_EXERCISE PROMPT_.
Include in the output only the lines from the opening of the records through the line containing "markeredgewidth=1.4, zorder=4)", each printed exactly; pictures are omitted.
################
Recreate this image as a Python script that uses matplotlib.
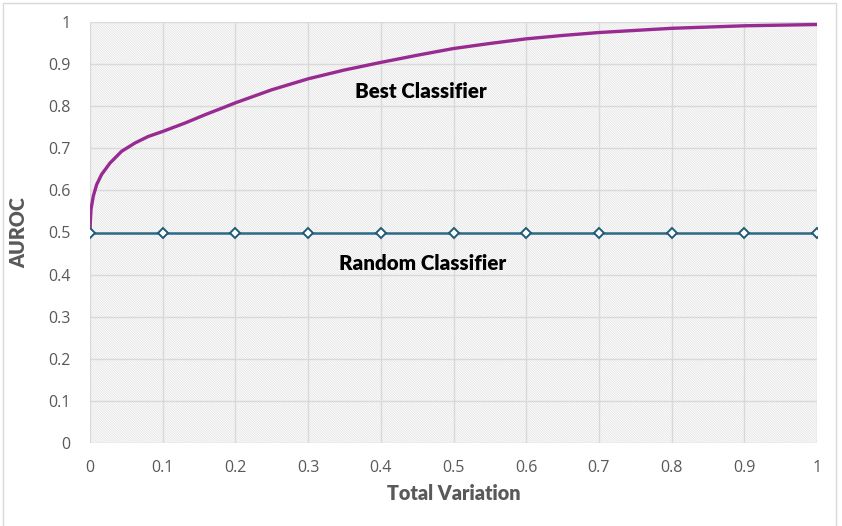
import numpy as np
import matplotlib.pyplot as plt
from matplotlib.patches import Rectangle

# valores
tv_best = [0, 0.0004, 0.0014, 0.0046, 0.0092, 0.016, 0.0275, 0.0436, 0.0619, 0.08, 0.1,
           0.1307, 0.16, 0.181, 0.2, 0.25, 0.3, 0.35, 0.4, 0.45, 0.5, 0.55, 0.6, 0.65,
           0.7, 0.8, 0.9, 1.0]
auroc_best = [0.5, 0.525, 0.555, 0.587, 0.614, 0.638, 0.665, 0.693, 0.7126, 0.728, 0.740,
              0.760, 0.781, 0.795, 0.808, 0.839, 0.865, 0.886, 0.904, 0.921, 0.937, 0.949,
              0.960, 0.968, 0.975, 0.985, 0.991, 0.994]

tv_random = [0, 0.1, 0.2, 0.3, 0.4, 0.5, 0.6, 0.7, 0.8, 0.9, 1.0]
auroc_random = [0.5, 0.5, 0.5, 0.5, 0.5, 0.5, 0.5, 0.5, 0.5, 0.5, 0.5]

ticks = [0, 0.1, 0.2, 0.3, 0.4, 0.5, 0.6, 0.7, 0.8, 0.9, 1]
tick_labels = ["0", "0.1", "0.2", "0.3", "0.4", "0.5", "0.6", "0.7", "0.8", "0.9", "1"]

plt.rcParams['font.family'] = ['Open Sans', 'DejaVu Sans']
plt.rcParams['hatch.linewidth'] = 0.6

gris = "#595959"
negrita = ["Lato", "DejaVu Sans"]

fig = plt.figure(figsize=(8.42, 5.26), dpi=100)
ax = fig.add_axes([90 / 842, 1 - 443 / 526, 727 / 842, 421 / 526])

# fondo rayado
ax.add_patch(Rectangle((0, 0), 1, 1, transform=ax.transAxes, facecolor="white",
                       edgecolor="#e4e4e4", hatch="\\" * 14, linewidth=0, zorder=0))

ax.plot(tv_best, auroc_best, color="#992a91", linewidth=2.4, zorder=3,
        solid_capstyle="butt", solid_joinstyle="round")
ax.plot(tv_random, auroc_random, color="#2c6a86", linewidth=1.8, marker="D",
        markersize=5, markerfacecolor="white", markeredgecolor="#1f5a78",
        markeredgewidth=1.4, zorder=4)

ax.set_xlim(0, 1)
ax.set_ylim(0, 1)
ax.set_xticks(ticks)
ax.set_xticklabels(tick_labels)
ax.set_yticks(ticks)
ax.set_yticklabels(tick_labels)
ax.grid(True, color="#d9d9d9", linewidth=1.0, zorder=1)
ax.set_axisbelow(True)
ax.tick_params(length=0, labelsize=11.5, labelcolor=gris, pad=12)
ax.tick_params(axis="y", pad=14)
for s in ax.spines.values():
    s.set_visible(False)

ax.set_xlabel("Total Variation", fontsize=14.2, fontweight="heavy", color=gris,
              family=negrita, labelpad=6)
ax.set_ylabel("AUROC", fontsize=14.2, fontweight="heavy", color=gris,
              family=negrita, labelpad=14)

ax.text(0.455, 0.835, "Best Classifier", fontsize=14.8, fontweight="heavy", color="black",
        ha="center", va="center", family=negrita)
ax.text(0.458, 0.427, "Random Classifier", fontsize=14.8, fontweight="heavy", color="black",
        ha="center", va="center", family=negrita)

# borde de la figura
fig.add_artist(Rectangle((3 / 842, -0.01), 833 / 842, 1 - 3 / 526 + 0.01,
                         transform=fig.transFigure, fill=False,
                         edgecolor="#d9d9d9", linewidth=1.0))

fig.savefig("out.png", dpi=100)
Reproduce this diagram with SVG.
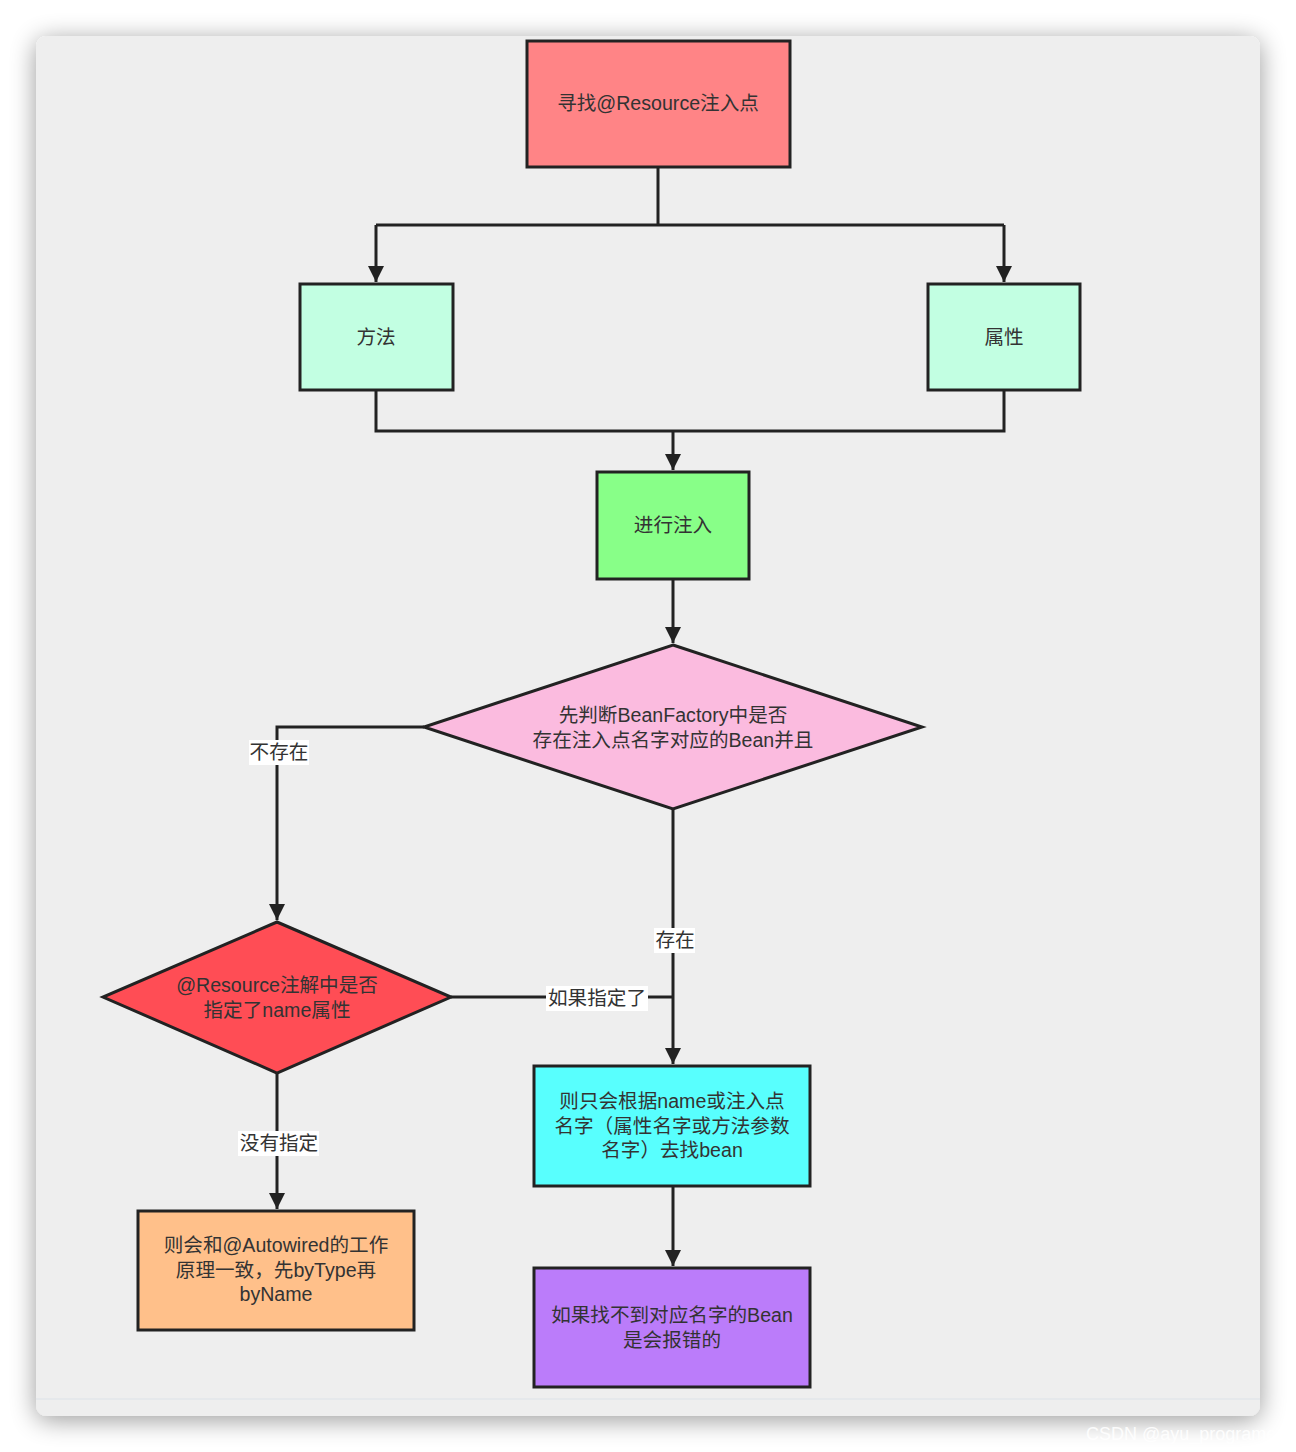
<svg xmlns="http://www.w3.org/2000/svg" width="1296" height="1452" viewBox="0 0 1296 1452">
<defs>
<filter id="sh" x="-10%" y="-10%" width="120%" height="120%">
<feGaussianBlur in="SourceAlpha" stdDeviation="13"/>
<feOffset dy="4"/>
<feComponentTransfer><feFuncA type="linear" slope="0.4"/></feComponentTransfer>
<feMerge><feMergeNode/><feMergeNode in="SourceGraphic"/></feMerge>
</filter>
<marker id="ah" viewBox="0 0 16 20" refX="16" refY="10" markerWidth="16" markerHeight="20" markerUnits="userSpaceOnUse" orient="auto">
<path d="M0,2 L16,10 L0,18 Z" fill="#222"/>
</marker>
</defs>
<style>
.n{stroke:#222;stroke-width:3}
.t{font-family:"Liberation Sans","Noto Sans CJK SC",sans-serif;font-size:19.6px;fill:#333;text-anchor:middle}
.c{fill:none;stroke:#222;stroke-width:3}
.lb{fill:#fff}
</style>
<rect width="1296" height="1452" fill="#fff"/>
<rect x="36" y="36" width="1224" height="1380" rx="11" fill="#eeeeee" filter="url(#sh)"/>
<line x1="36" y1="1399" x2="1260" y2="1399" stroke="#e2e6ea" stroke-width="1.5"/>
<text x="1086" y="1440" font-family="Liberation Sans, sans-serif" font-size="18" fill="#ffffff" fill-opacity="0.9">CSDN @ayu_programer</text>

<g id="connectors">
<path class="c" d="M658,167 V225 M376,225 H1004"/>
<path class="c" d="M376,225 V282" marker-end="url(#ah)"/>
<path class="c" d="M1004,225 V282" marker-end="url(#ah)"/>
<path class="c" d="M376,390 V431 H1004 V390"/>
<path class="c" d="M673,431 V470" marker-end="url(#ah)"/>
<path class="c" d="M673,579 V643" marker-end="url(#ah)"/>
<path class="c" d="M424,727 H277 V920" marker-end="url(#ah)"/>
<path class="c" d="M673,809 V1064" marker-end="url(#ah)"/>
<path class="c" d="M451,997 H673"/>
<path class="c" d="M277,1073 V1209" marker-end="url(#ah)"/>
<path class="c" d="M673,1186 V1266" marker-end="url(#ah)"/>
<rect class="lb" x="249" y="740" width="60" height="25"/>
<text class="t" x="279" y="759">不存在</text>
<rect class="lb" x="654" y="928" width="41" height="25"/>
<text class="t" x="675" y="947">存在</text>
<rect class="lb" x="546" y="986" width="102" height="25"/>
<text class="t" x="597" y="1005">如果指定了</text>
<rect class="lb" x="238" y="1131" width="81" height="25"/>
<text class="t" x="279" y="1150">没有指定</text>
</g>

<g id="n1">
<rect class="n" x="527" y="41" width="263" height="126" fill="#ff8486"/>
<text class="t" x="658" y="110">寻找@Resource注入点</text>
</g>
<g id="n2">
<rect class="n" x="300" y="284" width="153" height="106" fill="#c2ffe2"/>
<text class="t" x="376" y="344">方法</text>
</g>
<g id="n3">
<rect class="n" x="928" y="284" width="152" height="106" fill="#c2ffe2"/>
<text class="t" x="1004" y="344">属性</text>
</g>
<g id="n4">
<rect class="n" x="597" y="472" width="152" height="107" fill="#88ff88"/>
<text class="t" x="673" y="532">进行注入</text>
</g>
<g id="n5">
<polygon class="n" points="673,645 922,727 673,809 424,727" fill="#fbbbdf"/>
<text class="t" x="673" y="722">先判断BeanFactory中是否</text>
<text class="t" x="673" y="747">存在注入点名字对应的Bean并且</text>
</g>
<g id="n6">
<polygon class="n" points="277,922 451,997 277,1073 103,997" fill="#ff4d55"/>
<text class="t" x="277" y="992">@Resource注解中是否</text>
<text class="t" x="277" y="1017">指定了name属性</text>
</g>
<g id="n7">
<rect class="n" x="534" y="1066" width="276" height="120" fill="#58fffe"/>
<text class="t" x="672" y="1108">则只会根据name或注入点</text>
<text class="t" x="672" y="1133">名字（属性名字或方法参数</text>
<text class="t" x="672" y="1157">名字）去找bean</text>
</g>
<g id="n8">
<rect class="n" x="138" y="1211" width="276" height="119" fill="#ffc08a"/>
<text class="t" x="276" y="1252">则会和@Autowired的工作</text>
<text class="t" x="276" y="1277">原理一致，先byType再</text>
<text class="t" x="276" y="1301">byName</text>
</g>
<g id="n9">
<rect class="n" x="534" y="1268" width="276" height="119" fill="#bb7cfa"/>
<text class="t" x="672" y="1322">如果找不到对应名字的Bean</text>
<text class="t" x="672" y="1347">是会报错的</text>
</g>
</svg>
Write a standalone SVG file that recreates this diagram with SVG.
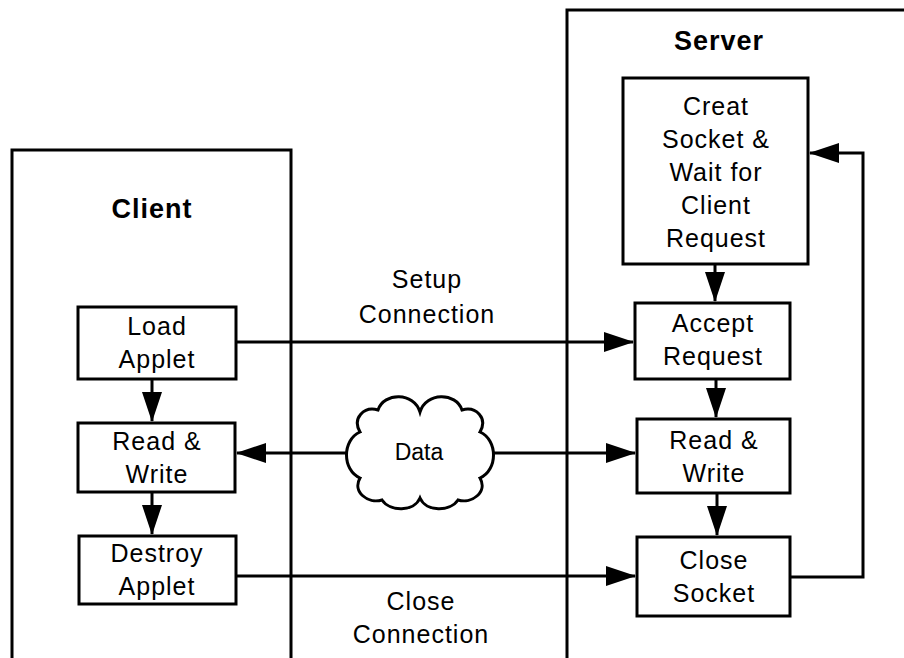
################
_REPLY_.
Recreate this image as a Python script that uses matplotlib.
import numpy as np
import matplotlib.pyplot as plt
from matplotlib.patches import Rectangle

# valores
tv_best = [0, 0.0004, 0.0014, 0.0046, 0.0092, 0.016, 0.0275, 0.0436, 0.0619, 0.08, 0.1,
           0.1307, 0.16, 0.181, 0.2, 0.25, 0.3, 0.35, 0.4, 0.45, 0.5, 0.55, 0.6, 0.65,
           0.7, 0.8, 0.9, 1.0]
auroc_best = [0.5, 0.525, 0.555, 0.587, 0.614, 0.638, 0.665, 0.693, 0.7126, 0.728, 0.740,
              0.760, 0.781, 0.795, 0.808, 0.839, 0.865, 0.886, 0.904, 0.921, 0.937, 0.949,
              0.960, 0.968, 0.975, 0.985, 0.991, 0.994]

tv_random = [0, 0.1, 0.2, 0.3, 0.4, 0.5, 0.6, 0.7, 0.8, 0.9, 1.0]
auroc_random = [0.5, 0.5, 0.5, 0.5, 0.5, 0.5, 0.5, 0.5, 0.5, 0.5, 0.5]

ticks = [0, 0.1, 0.2, 0.3, 0.4, 0.5, 0.6, 0.7, 0.8, 0.9, 1]
tick_labels = ["0", "0.1", "0.2", "0.3", "0.4", "0.5", "0.6", "0.7", "0.8", "0.9", "1"]

plt.rcParams['font.family'] = ['Open Sans', 'DejaVu Sans']
plt.rcParams['hatch.linewidth'] = 0.6

gris = "#595959"
negrita = ["Lato", "DejaVu Sans"]

fig = plt.figure(figsize=(8.42, 5.26), dpi=100)
ax = fig.add_axes([90 / 842, 1 - 443 / 526, 727 / 842, 421 / 526])

# fondo rayado
ax.add_patch(Rectangle((0, 0), 1, 1, transform=ax.transAxes, facecolor="white",
                       edgecolor="#e4e4e4", hatch="\\" * 14, linewidth=0, zorder=0))

ax.plot(tv_best, auroc_best, color="#992a91", linewidth=2.4, zorder=3,
        solid_capstyle="butt", solid_joinstyle="round")
ax.plot(tv_random, auroc_random, color="#2c6a86", linewidth=1.8, marker="D",
        markersize=5, markerfacecolor="white", markeredgecolor="#1f5a78",
        markeredgewidth=1.4, zorder=4)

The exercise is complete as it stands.